The second method is the Impressed Current Cathodic Protection (ICCP) system, which utilizes an external source of direct current to drive the protective reaction. A rectifier converts standard AC power into the necessary DC current, which is delivered to a series of anodes buried or submerged. Unlike the sacrificial method, these anodes are often made of inert materials like high-silicon cast iron, mixed metal oxides, or graphite, meaning they corrode slowly.
ICCP systems are used for protecting large structures, such as cross-country pipelines or concrete bridge decks, where a high driving voltage and current output are necessary.
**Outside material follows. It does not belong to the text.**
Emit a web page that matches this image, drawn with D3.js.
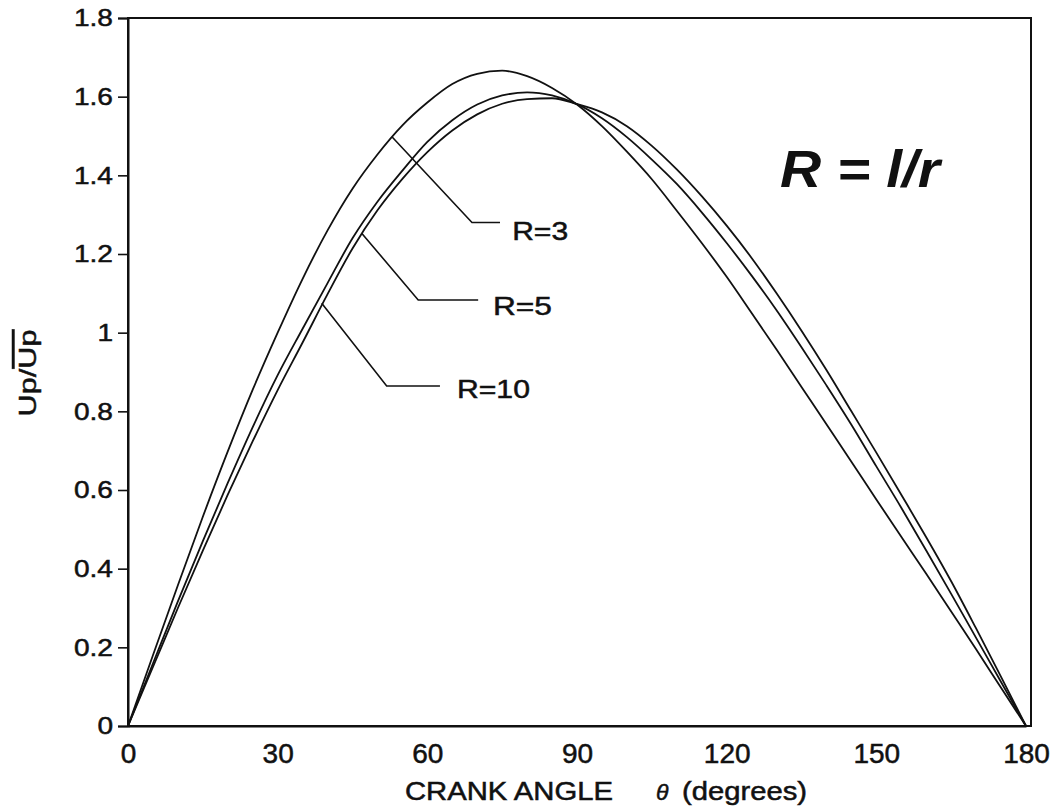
<!DOCTYPE html>
<html><head><meta charset="utf-8">
<script src="https://cdn.jsdelivr.net/npm/d3@7"></script>
<style>
html,body{margin:0;padding:0;background:#fff;}
svg{display:block;}
text{font-family:"Liberation Sans",Arial,Helvetica,sans-serif;fill:#111;}
</style></head>
<body>
<svg id="chart" width="1059" height="806"></svg>
<script>
// ---- data ----
const angles = [0,5,10,15,20,25,30,35,40,45,50,55,60,65,70,75,80,85,90,95,100,105,110,115,120,125,130,135,140,145,150,155,160,165,170,175,180];
const r3  = [0,.180,.358,.532,.698,.855,1.000,1.137,1.260,1.366,1.453,1.527,1.585,1.632,1.658,1.666,1.652,1.622,1.580,1.525,1.460,1.390,1.310,1.228,1.142,1.050,.957,.862,.767,.672,.576,.481,.387,.291,.195,.097,0];
const r5  = [0,.159,.317,.470,.618,.760,.892,1.010,1.126,1.240,1.333,1.412,1.485,1.540,1.580,1.603,1.611,1.603,1.581,1.545,1.497,1.440,1.378,1.306,1.228,1.145,1.057,.963,.866,.766,.660,.555,.446,.336,.224,.112,0];
const r10 = [0,.150,.300,.446,.588,.724,.854,.975,1.098,1.214,1.311,1.391,1.459,1.514,1.555,1.582,1.594,1.596,1.581,1.560,1.525,1.475,1.415,1.347,1.272,1.190,1.100,1.005,.905,.800,.695,.588,.480,.368,.248,.125,0];
const seriesNames = ["R=3","R=5","R=10"];
const yTicks = [0,0.2,0.4,0.6,0.8,1,1.2,1.4,1.6,1.8];
const xTicks = [0,30,60,90,120,150,180];
// label leaders: [curve point θ, value], elbow, end, text anchor (data units)
const leaderStart = [[52.9,1.498],[46.84,1.253],[38.83,1.075]];
const leaderElbow = [[68.95,1.280],[58.17,1.083],[51.85,0.8645]];
const leaderEnd   = [[74.56,1.280],[70.19,1.083],[62.53,0.8645]];
const labelPos    = [[77.0,1.236],[73.16,1.0452],[65.94,0.834]];
const labelWidths = [56,59,73];

const svg = d3.select("#chart");
svg.append("rect").attr("width",1059).attr("height",806).attr("fill","#fff");

const L=128, R=1026, T=18, B=726;
const x = d3.scaleLinear().domain([0,180]).range([L,R]);
const y = d3.scaleLinear().domain([0,1.8]).range([B,T]);

// frame
svg.append("rect").attr("x",L).attr("y",T).attr("width",1031-L).attr("height",B-T)
  .attr("fill","none").attr("stroke","#111").attr("stroke-width",2);

// y axis
const ya = svg.append("g").attr("transform",`translate(${L},0)`)
  .call(d3.axisLeft(y).tickValues(yTicks).tickSize(10).tickPadding(5).tickFormat(d=>String(d)));
ya.select(".domain").attr("stroke","#111").attr("stroke-width",2);
ya.selectAll(".tick line").attr("stroke","#111").attr("stroke-width",1.6);
ya.selectAll(".tick text").attr("font-size",24).attr("fill","#111")
  .attr("stroke","#111").attr("stroke-width",0.5)
  .attr("font-family","Liberation Sans, Arial, sans-serif")
  .each(function(){ const w=this.getComputedTextLength(); d3.select(this).attr("textLength",w*1.17).attr("lengthAdjust","spacingAndGlyphs"); });

// x axis (labels only)
const xa = svg.append("g").attr("transform",`translate(0,${B})`)
  .call(d3.axisBottom(x).tickValues(xTicks).tickSize(0).tickPadding(17).tickFormat(d=>String(d)));
xa.select(".domain").attr("stroke","#111").attr("stroke-width",2);
xa.selectAll(".tick text").attr("font-size",28).attr("fill","#111")
  .attr("stroke","#111").attr("stroke-width",0.5)
  .attr("font-family","Liberation Sans, Arial, sans-serif");

// curves
const line = d3.line().x((d,i)=>x(angles[i])).y(d=>y(d)).curve(d3.curveMonotoneX);
[r3,r5,r10].forEach(s=>{
  svg.append("path").attr("d",line(s)).attr("fill","none").attr("stroke","#111").attr("stroke-width",1.8);
});

// leaders & labels
seriesNames.forEach((n,i)=>{
  const pts=[leaderStart[i],leaderElbow[i],leaderEnd[i]];
  svg.append("path").attr("d",d3.line().x(p=>x(p[0])).y(p=>y(p[1]))(pts))
    .attr("fill","none").attr("stroke","#111").attr("stroke-width",1.6);
  svg.append("text").attr("x",x(labelPos[i][0])).attr("y",y(labelPos[i][1]))
    .attr("font-size",26).attr("stroke","#111").attr("stroke-width",0.5)
    .attr("textLength",labelWidths[i]).attr("lengthAdjust","spacingAndGlyphs").text(n);
});

// y axis title
const yt = svg.append("text").attr("transform","translate(36,373) rotate(-90)")
  .attr("text-anchor","middle").attr("font-size",24).attr("stroke","#111").attr("stroke-width",0.5)
  .attr("textLength",87).attr("lengthAdjust","spacingAndGlyphs");
yt.append("tspan").text("Up/");
yt.append("tspan").style("text-decoration","overline").text("Up");

// x axis title
const xt = svg.append("g").attr("stroke","#111").attr("stroke-width",0.5);
xt.append("text").attr("x",405).attr("y",800).attr("font-size",25).attr("textLength",208).attr("lengthAdjust","spacingAndGlyphs").text("CRANK ANGLE");
xt.append("text").attr("x",656).attr("y",800).attr("font-size",23).attr("font-style","italic").text("θ");
xt.append("text").attr("x",682).attr("y",800).attr("font-size",25).attr("textLength",125).attr("lengthAdjust","spacingAndGlyphs").text("(degrees)");

// annotation
svg.append("text").attr("x",780).attr("y",187).attr("font-family","Open Sans, sans-serif")
  .attr("font-weight",700).attr("font-style","italic").attr("font-size",52)
  .attr("textLength",160).attr("lengthAdjust","spacingAndGlyphs").attr("fill","#000").text("R = l/r");
</script>
</body></html>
The external power source allows engineers to precisely control the current output to maintain the required protective potential, accommodating changes in environmental conditions like soil resistivity. The trade-off is the increased complexity of installation, the requirement for a continuous power supply, and the need for regular monitoring.
Protecting Critical Infrastructure Assets
Cathodic protection systems are deployed across many industries to safeguard modern infrastructure. One common application is the protection of underground pipelines used for transporting oil, natural gas, and water. Both ICCP and sacrificial anodes are employed along these routes to ensure the integrity of the steel pipe walls against corrosive soils and groundwater.
Marine environments represent another significant area for CP application, as structures are exposed to the highly conductive electrolyte of seawater. Offshore platforms, submerged jetties, and ship hulls utilize CP to prevent rapid degradation from saltwater exposure. Sacrificial aluminum anodes are frequently attached to ship hulls and ballast tanks due to their high current output and suitability for saline conditions.
Protection extends into the built environment, addressing reinforced concrete structures like bridges, parking garages, and tunnels. When chlorides penetrate the concrete, they cause the steel reinforcing bars (rebar) to corrode and expand, leading to cracking and spalling. Low-current ICCP systems are often installed to protect the rebar, stopping the corrosion process and maintaining structural stability.